Kenyan police used teargas today to disperse protesters in the country’s three main cities as a standoff between the government and opposition leaders over a planned repeat presidential election continued.

On Thursday, the government banned demonstrations in the central business districts of the capital, Nairobi, the coastal city of Mombasa and the western city of Kisumu.

The interior minister said demonstrators had damaged and looted property.

A repeat presidential election pitting is scheduled for October 26 after the Supreme Court nullified the result of an August poll, in which incumbent President Uhuru Kenyatta beat veteran opposition leader Raila Odinga, citing irregularities.

But Odinga withdrew from the race this week, saying the election board had failed to institute reforms to ensure a free and fair election. His opposition alliance called for demonstrations demanding a new election with a new election board instead.

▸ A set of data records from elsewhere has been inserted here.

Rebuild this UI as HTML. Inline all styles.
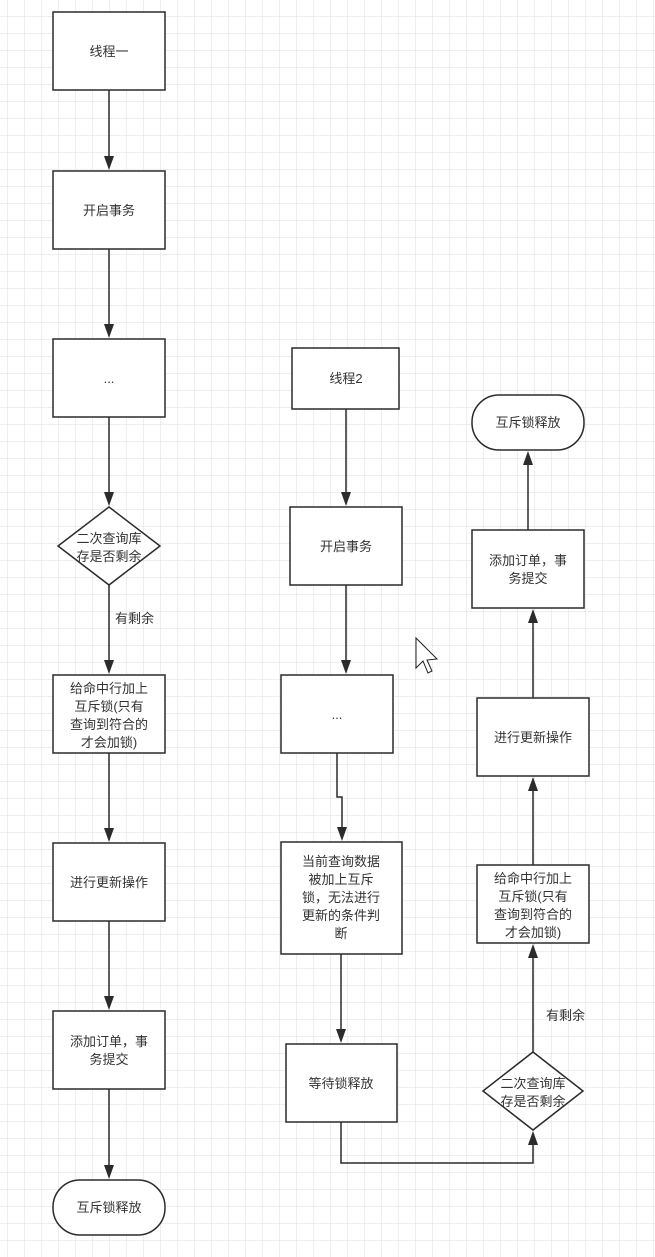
<!DOCTYPE html>
<html><head><meta charset="utf-8"><style>
html,body{margin:0;padding:0;background:#fff}
svg{display:block}
text{font-family:"Liberation Sans","Noto Sans CJK SC",sans-serif;font-size:13px;fill:#333}
</style></head><body>
<svg width="655" height="1257" viewBox="0 0 655 1257" xmlns="http://www.w3.org/2000/svg">
<defs>
<pattern id="g" width="17" height="17" patternUnits="userSpaceOnUse" x="7" y="-1">
<path d="M0 0H17M0 0V17" stroke="#e3e3e3" stroke-width="1.2" fill="none"/>
</pattern>
</defs>
<rect width="655" height="1257" fill="#fff"/>
<rect width="655" height="1257" fill="url(#g)"/>
<g stroke="#2b2b2b" stroke-width="1.5" fill="#fff">
<rect x="53" y="12" width="112" height="78"/>
<rect x="53" y="171" width="112" height="78"/>
<rect x="53" y="339" width="112" height="78"/>
<polygon points="109,507 160,546 109,585 58,546"/>
<rect x="53" y="675" width="112" height="78"/>
<rect x="53" y="843" width="112" height="78"/>
<rect x="53" y="1011" width="112" height="78"/>
<rect x="53" y="1180" width="112" height="55" rx="27"/>
<rect x="292" y="348" width="107" height="61"/>
<rect x="290" y="507" width="112" height="78"/>
<rect x="281" y="675" width="112" height="78"/>
<rect x="281" y="842" width="121" height="112"/>
<rect x="286" y="1044" width="111" height="78"/>
<polygon points="533,1052 583,1091 533,1130 483,1091"/>
<rect x="477" y="865" width="112" height="78"/>
<rect x="477" y="698" width="112" height="78"/>
<rect x="472" y="530" width="112" height="78"/>
<rect x="472" y="395" width="112" height="55" rx="27"/>
</g>
<g stroke="#2b2b2b" stroke-width="1.5" fill="none">
<path d="M109 90V158"/><path d="M109 249V326"/><path d="M109 417V494"/>
<path d="M109 585V662"/><path d="M109 753V830"/><path d="M109 921V998"/><path d="M109 1089V1167"/>
<path d="M346 409V494"/><path d="M346 585V662"/>
<path d="M337 753V797H342V829"/><path d="M341 954V1031"/>
<path d="M341 1122V1163H533V1143"/>
<path d="M533 1052V956"/><path d="M533 865V789"/><path d="M533 698V621"/><path d="M528 530V463"/>
</g>
<g fill="#2b2b2b">
<path d="M104 156L109 170L114 156Z"/><path d="M104 324L109 338L114 324Z"/><path d="M104 492L109 506L114 492Z"/>
<path d="M104 660L109 674L114 660Z"/><path d="M104 828L109 842L114 828Z"/><path d="M104 996L109 1010L114 996Z"/><path d="M104 1165L109 1179L114 1165Z"/>
<path d="M341 492L346 506L351 492Z"/><path d="M341 660L346 674L351 660Z"/>
<path d="M337 827L342 841L347 827Z"/><path d="M336 1029L341 1043L346 1029Z"/>
<path d="M528 1145L533 1131L538 1145Z"/><path d="M528 958L533 944L538 958Z"/>
<path d="M528 791L533 777L538 791Z"/><path d="M528 623L533 609L538 623Z"/><path d="M523 465L528 451L533 465Z"/>
</g>
<g text-anchor="middle">
<text x="109" y="56">线程一</text>
<text x="109" y="215">开启事务</text>
<text x="109" y="383">...</text>
<text x="109" y="543">二次查询库</text><text x="109" y="561">存是否剩余</text>
<text x="109" y="693">给命中行加上</text><text x="109" y="711">互斥锁(只有</text><text x="109" y="729">查询到符合的</text><text x="109" y="747">才会加锁)</text>
<text x="109" y="887">进行更新操作</text>
<text x="109" y="1046">添加订单，事</text><text x="109" y="1064">务提交</text>
<text x="109" y="1212">互斥锁释放</text>
<text x="346" y="383">线程2</text>
<text x="346" y="551">开启事务</text>
<text x="337" y="719">...</text>
<text x="341" y="866">当前查询数据</text><text x="341" y="884">被加上互斥</text><text x="341" y="902">锁，无法进行</text><text x="341" y="920">更新的条件判</text><text x="341" y="938">断</text>
<text x="341" y="1088">等待锁释放</text>
<text x="533" y="1088">二次查询库</text><text x="533" y="1106">存是否剩余</text>
<text x="533" y="883">给命中行加上</text><text x="533" y="901">互斥锁(只有</text><text x="533" y="919">查询到符合的</text><text x="533" y="937">才会加锁)</text>
<text x="533" y="742">进行更新操作</text>
<text x="528" y="565">添加订单，事</text><text x="528" y="583">务提交</text>
<text x="528" y="427">互斥锁释放</text>
</g>
<text x="115" y="623">有剩余</text>
<text x="546" y="1020">有剩余</text>
<path d="M416 638V668L423 661L428 673L432 671L427 660L437 659Z" fill="#fff" stroke="#222" stroke-width="1"/>
</svg>
</body></html>
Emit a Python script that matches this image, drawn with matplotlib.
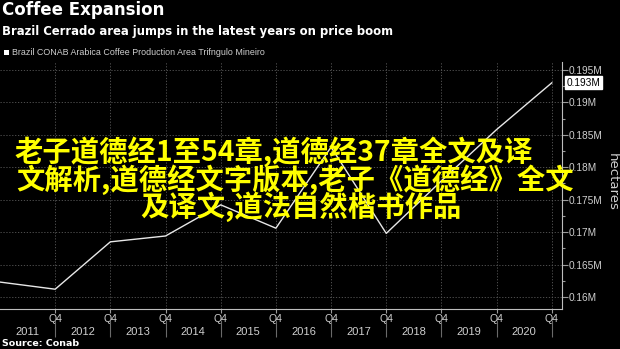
import matplotlib
matplotlib.use("Agg")
import matplotlib.pyplot as plt
import matplotlib.transforms as mtransforms
from matplotlib.ticker import FuncFormatter, MultipleLocator

# data: Q4 of each year, hectares
years = [2010, 2011, 2012, 2013, 2014, 2015, 2016, 2017, 2018, 2019, 2020]
area = [162300, 161200, 168500, 169400, 174200, 170600, 183100, 169800, 177900, 185800, 193000]
year_labels = ["2011", "2012", "2013", "2014", "2015", "2016", "2017", "2018", "2019", "2020"]
overlay_lines = [
    "老子道德经1至54章,道德经37章全文及译",
    "文解析,道德经文字版本,老子《道德经》全文",
    "及译文,道法自然楷书作品",
]

narrow = ["Liberation Sans", "DejaVu Sans"]
grey = "#cfcfcf"

fig = plt.figure(figsize=(6.2, 3.49), dpi=100, facecolor="black")
ax = fig.add_axes([0.0, 0.1146, 0.906, 0.7076], facecolor="black")

ax.plot(years, area, color="#e8e8e8", lw=1.0)

ax.set_xlim(2010, 2020.18)
ax.set_ylim(158150, 196200)

# y axis on the right
ax.yaxis.tick_right()
ax.yaxis.set_major_locator(MultipleLocator(5000))
ax.yaxis.set_minor_locator(MultipleLocator(2500))
ax.yaxis.set_major_formatter(FuncFormatter(lambda v, p: f"{v/1e6:g}M"))
ax.tick_params(axis="y", which="major", colors="#9a9a9a", labelcolor=grey,
               labelsize=7.3, length=4, width=0.8, pad=1)
ax.tick_params(axis="y", which="minor", colors="#9a9a9a", length=2, width=0.8)
for t in ax.get_yticklabels():
    t.set_family(narrow)

# x axis: Q4 ticks
ax.set_xticks(years[1:])
ax.set_xticklabels(["Q4"] * len(years[1:]), family=narrow)
ax.tick_params(axis="x", colors="#9a9a9a", labelcolor=grey, labelsize=7.5,
               length=3, width=0.8, pad=0.5)

ax.grid(True, color="#5a5a5a", ls=(0, (1.5, 2)), lw=0.6)

for s in ["top", "left"]:
    ax.spines[s].set_visible(False)
for s in ["bottom", "right"]:
    ax.spines[s].set_color("#bdbdbd")
    ax.spines[s].set_linewidth(0.8)

# year labels and separators below the Q4 row
trans = mtransforms.blended_transform_factory(ax.transData, ax.transAxes)
ax.vlines(years[1:], -0.045, -0.115, transform=trans, color="#6a6a6a", lw=0.8, clip_on=False)
for i, lab in enumerate(year_labels):
    ax.text(years[i] + 0.5, -0.093, lab, transform=trans, ha="center", va="center",
            color=grey, fontsize=8, family=narrow)

# last value badge
ty = mtransforms.blended_transform_factory(ax.transAxes, ax.transData)
ax.text(1.008, area[-1], f"{area[-1]/1e6:g}M", transform=ty, ha="left", va="center",
        fontsize=7.3, family=narrow, color="black",
        bbox=dict(boxstyle="square,pad=0.15", fc="white", ec="white"))

fig.text(0.987, 0.48, "hectares", rotation=270, ha="center", va="center",
         color=grey, fontsize=9.5)

# titles
fig.text(0.004, 0.998, "Coffee Expansion", ha="left", va="top", color="white",
         fontsize=12, fontweight="bold")
fig.text(0.004, 0.928, "Brazil Cerrado area jumps in the latest years on price boom",
         ha="left", va="top", color="white", fontsize=8.4, fontweight="bold")
fig.patches.append(plt.Rectangle((0.006, 0.842), 0.009, 0.016, transform=fig.transFigure,
                                 fc="white", ec="none"))
fig.text(0.019, 0.85, "Brazil CONAB Arabica Coffee Production Area Trifngulo Mineiro",
         ha="left", va="center", color=grey, fontsize=6.4, family=narrow)
fig.text(0.004, 0.017, "Source: Conab", ha="left", va="center", color="white",
         fontsize=6.8, fontweight="bold")

# overlay text
centers = [274, 295, 301]
for i, line in enumerate(overlay_lines):
    fig.text(centers[i] / 620, 1 - (152 + i * 27.5) / 349, line, ha="center", va="center",
             color="#ffff00", fontsize=20.4, fontweight="bold",
             family=["Noto Sans CJK SC", "DejaVu Sans"])

fig.savefig("out.png", dpi=100, facecolor="black")
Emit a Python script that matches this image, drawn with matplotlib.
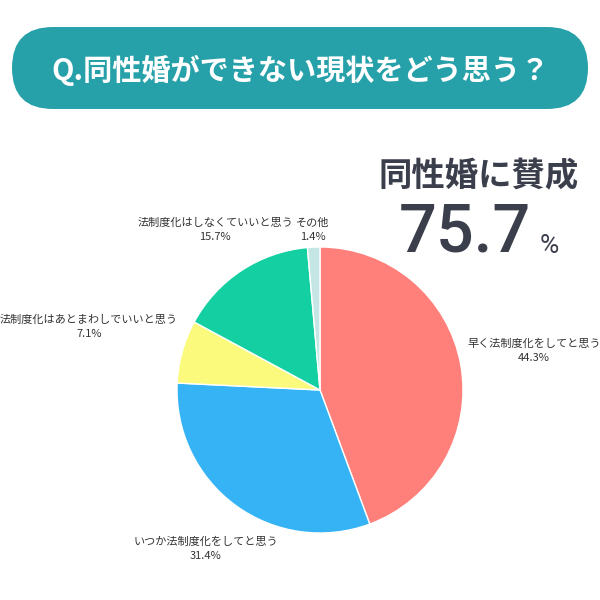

The election board has said the polls will go ahead anyway, pitting Kenyatta against six other candidates, none of whom polled more than 1 percent in the August election.

In Kisumu, a stronghold of Odinga support, protesters reacted angrily when police turned water cannon on them to prevent them from entering the city center.

“Our demonstrations have a (valid) basis and are peaceful,” said Odinga supporter Hezron Tirus Aloyo. “We condemn the directive … on the limitation of our rights to demonstrate.”

‘The country is divided’

Early on Wednesday, the country’s High Court ruled that the electoral board should include Ekuru Aukot on the ballot in a case of a rerun.

Aukot received fewer than 1 percent of the votes in the August election.

Analysts say the courts might have to intervene again to find a way forward out of the political crisis.

“In one way or another, it looks like we will end up at the Supreme Court again,” Abdullahi Boru, a Nairobi-based political analyst, told Al Jazeera.

“The country is divided and every camp is interpreting the constitution the way that suits their interests. Each side is hoping that the law will be on their side when things go to court,” Boru said.

Kenya’s Supreme Court nullified last month the result of the August 8 presidential election won by president Kenyatta after the opposition disputed the results and brought a case to court.

The Nairobi-based court said the electoral board committed “irregularities and illegalities” during last month’s vote, harming the integrity of the election.